We chartered a boat from our resort and our boat driver took us on a tour around part of the neighbouring national park (Ko Lipe falls just outside of and is hence unprotected). There was opportunity to snorkel at each of the four different sites for as long as we wanted – the beauty of not hooking up with a group of twenty! The coral was interesting enough but there were just so many fish, as many in a small area as we’ve experienced diving. Ben managed to take some pretty cool photos with his new all singing snorkel mask cum camera gismo.

On the Friday we’d arranged to meet up with Rhiannon (Alison’s friend from home who very kindly put us up in Bangkok) in Krabi for the weekend. We’d booked a transfer with Tiger Line via Pak Bara to Ao Nang, from where we planned to head for the beaches of Railay or Ton Sai. Expecting a return journey similar to the one we’d arrived by and looking forward to a morning sunbathing on the deck it was a bit of a shock when we got herded onto a small speed boat. Still, we managed to grab some of the few seats outside, on the bow, only to find the smiles wiped off our faces as we encountered huge waves and the front of the boat crashed noisily and almost painfully against them.
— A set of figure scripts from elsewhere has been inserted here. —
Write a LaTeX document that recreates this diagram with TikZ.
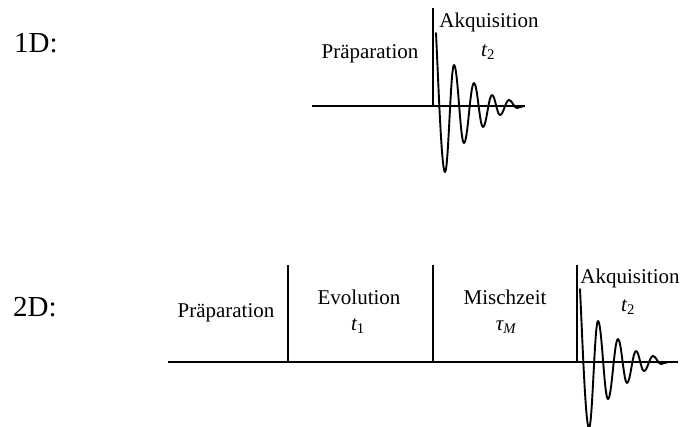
\documentclass[tikz,border=0pt]{standalone}
\usepackage{fontspec}
\setmainfont{Liberation Serif}
\begin{document}
\begin{tikzpicture}[x=1pt,y=-1pt,
  axis/.style={line width=1.9pt},
  fidline/.style={line width=1.9pt,line join=round,line cap=round},
  lbl/.style={inner sep=0pt,anchor=base,font=\fontsize{21}{25}\selectfont},
  big/.style={inner sep=0pt,anchor=base west,font=\fontsize{29}{34}\selectfont}]
\useasboundingbox (0,0) rectangle (684,426);
\newcommand\fidpath{%
  (3,-73) .. controls (5.5,-20) and (8.6,66) .. (12,66)
  .. controls (15.4,66) and (17.6,-41) .. (21,-41)
  .. controls (24.8,-41) and (27.2,37) .. (31,37)
  .. controls (34.8,37) and (37.2,-23) .. (41,-23)
  .. controls (44.4,-23) and (46.6,21) .. (50,21)
  .. controls (53.4,21) and (55.6,-11) .. (59,-11)
  .. controls (62,-11) and (64,9) .. (67,9)
  .. controls (70.4,9) and (72.6,-6) .. (76,-6)
  .. controls (79,-6) and (81,2) .. (84,2)
  .. controls (87,2) and (88,0) .. (91,0)}
% ---------- 1D ----------
\node[big] (l1d) at (14,52) {1D:};
\coordinate (a1s) at (312,106);
\coordinate (a1e) at (525,106);
\coordinate (v1t) at (433,8);
\coordinate (v1b) at (433,106);
\draw[axis] (a1s) -- (a1e);
\draw[axis] (v1t) -- (v1b);
\begin{scope}[shift={(433,106)}]
  \draw[fidline] \fidpath;
\end{scope}
\node[lbl] (prep1) at (370,58) {Präparation};
\node[lbl] (akq1) at (489,27) {Akquisition};
\node[lbl] (t21) at (488,56) {{\itshape t}\textsubscript{2}};
% ---------- 2D ----------
\node[big] (l2d) at (13,316) {2D:};
\coordinate (a2s) at (168,362);
\coordinate (a2e) at (678,362);
\draw[axis] (a2s) -- (a2e);
\coordinate (v2at) at (288,265); \coordinate (v2ab) at (288,362);
\coordinate (v2bt) at (433,265); \coordinate (v2bb) at (433,362);
\coordinate (v2ct) at (577,265); \coordinate (v2cb) at (577,362);
\draw[axis] (v2at) -- (v2ab);
\draw[axis] (v2bt) -- (v2bb);
\draw[axis] (v2ct) -- (v2cb);
\begin{scope}[shift={(577,362)}]
  \draw[fidline] \fidpath;
\end{scope}
\node[lbl] (prep2) at (226,317) {Präparation};
\node[lbl] (evo) at (359,304) {Evolution};
\node[lbl] (t1) at (358,330) {{\itshape t}\textsubscript{1}};
\node[lbl] (misch) at (505,304) {Mischzeit};
\node[lbl] (tau) at (506,330) {{\itshape τ\textsubscript{M}}};
\node[lbl] (akq2) at (630,283) {Akquisition};
\node[lbl] (t22) at (628,311) {{\itshape t}\textsubscript{2}};
\end{tikzpicture}
\end{document}
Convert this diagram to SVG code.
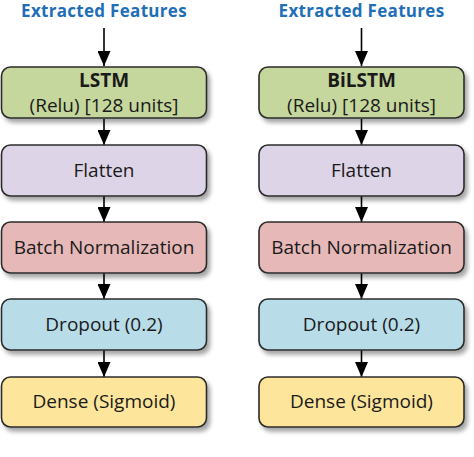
<svg xmlns="http://www.w3.org/2000/svg" width="474" height="457" viewBox="0 0 474 457">
<style>
.title{font-family:"Open Sans","Liberation Sans",sans-serif;font-weight:bold;font-size:17px;letter-spacing:0.3px;fill:#1f6fb8;text-anchor:middle}
.lbl{font-family:"Open Sans","Liberation Sans",sans-serif;font-size:19px;fill:#1a1a1a;text-anchor:middle}
.bold{font-weight:bold}
.box{stroke:#2b2b2b;stroke-width:1.6;filter:url(#sh)}
.conn line{stroke:#000;stroke-width:1.6;marker-end:url(#ah)}
</style>
<defs>
<filter id="sh" x="-10%" y="-20%" width="125%" height="150%">
<feDropShadow dx="3" dy="4" stdDeviation="2" flood-color="#000" flood-opacity="0.35"/>
</filter>
<marker id="ah" markerUnits="userSpaceOnUse" markerWidth="15" markerHeight="13" refX="15" refY="6.5" orient="auto" viewBox="0 0 15 13">
<path d="M0,0 L15,6.5 L0,13 z" fill="#000"/>
</marker>
</defs>
<rect width="474" height="457" fill="#fff"/>
<text class="title" x="104" y="17">Extracted Features</text>
<text class="title" x="361.5" y="17">Extracted Features</text>
<g class="conn">
<line x1="104" y1="28" x2="104" y2="66"/>
<line x1="104" y1="119" x2="104" y2="145"/>
<line x1="104" y1="196" x2="104" y2="222"/>
<line x1="104" y1="273" x2="104" y2="299"/>
<line x1="104" y1="350" x2="104" y2="377"/>
<line x1="361.5" y1="28" x2="361.5" y2="66"/>
<line x1="361.5" y1="119" x2="361.5" y2="145"/>
<line x1="361.5" y1="196" x2="361.5" y2="222"/>
<line x1="361.5" y1="273" x2="361.5" y2="299"/>
<line x1="361.5" y1="350" x2="361.5" y2="377"/>
</g>
<g id="lstm">
<rect class="box" x="1.5" y="67" width="205" height="51" rx="9" fill="#c5d79c"/>
<text class="lbl bold" x="104" y="87">LSTM</text>
<text class="lbl" x="104" y="112">(Relu) [128 units]</text>
</g>
<g id="flatten-l">
<rect class="box" x="1.5" y="145" width="205" height="51" rx="9" fill="#ddd5e7"/>
<text class="lbl" x="104" y="177">Flatten</text>
</g>
<g id="batch-l">
<rect class="box" x="1.5" y="222" width="205" height="51" rx="9" fill="#e6b9b8"/>
<text class="lbl" x="104" y="254">Batch Normalization</text>
</g>
<g id="dropout-l">
<rect class="box" x="1.5" y="299" width="205" height="51" rx="9" fill="#b8dce8"/>
<text class="lbl" x="104" y="331">Dropout (0.2)</text>
</g>
<g id="dense-l">
<rect class="box" x="1.5" y="377" width="205" height="50" rx="9" fill="#fde59b"/>
<text class="lbl" x="104" y="408">Dense (Sigmoid)</text>
</g>
<g id="bilstm">
<rect class="box" x="259" y="67" width="205" height="51" rx="9" fill="#c5d79c"/>
<text class="lbl bold" x="361.5" y="87">BiLSTM</text>
<text class="lbl" x="361.5" y="112">(Relu) [128 units]</text>
</g>
<g id="flatten-r">
<rect class="box" x="259" y="145" width="205" height="51" rx="9" fill="#ddd5e7"/>
<text class="lbl" x="361.5" y="177">Flatten</text>
</g>
<g id="batch-r">
<rect class="box" x="259" y="222" width="205" height="51" rx="9" fill="#e6b9b8"/>
<text class="lbl" x="361.5" y="254">Batch Normalization</text>
</g>
<g id="dropout-r">
<rect class="box" x="259" y="299" width="205" height="51" rx="9" fill="#b8dce8"/>
<text class="lbl" x="361.5" y="331">Dropout (0.2)</text>
</g>
<g id="dense-r">
<rect class="box" x="259" y="377" width="205" height="50" rx="9" fill="#fde59b"/>
<text class="lbl" x="361.5" y="408">Dense (Sigmoid)</text>
</g>
</svg>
It was impossible to move, let alone read or have a conversation even. A few people managed to find room at the back of the boat, at which point the lighter front end bounced even more and we didn’t know whether to laugh or cry! Thank god no one was seasick or it would have been a very messy experience! After two hours the sea calmed and we cruised the last half hour in moderate comfort. We can quite honestly say this was the worst crossing in our year so far!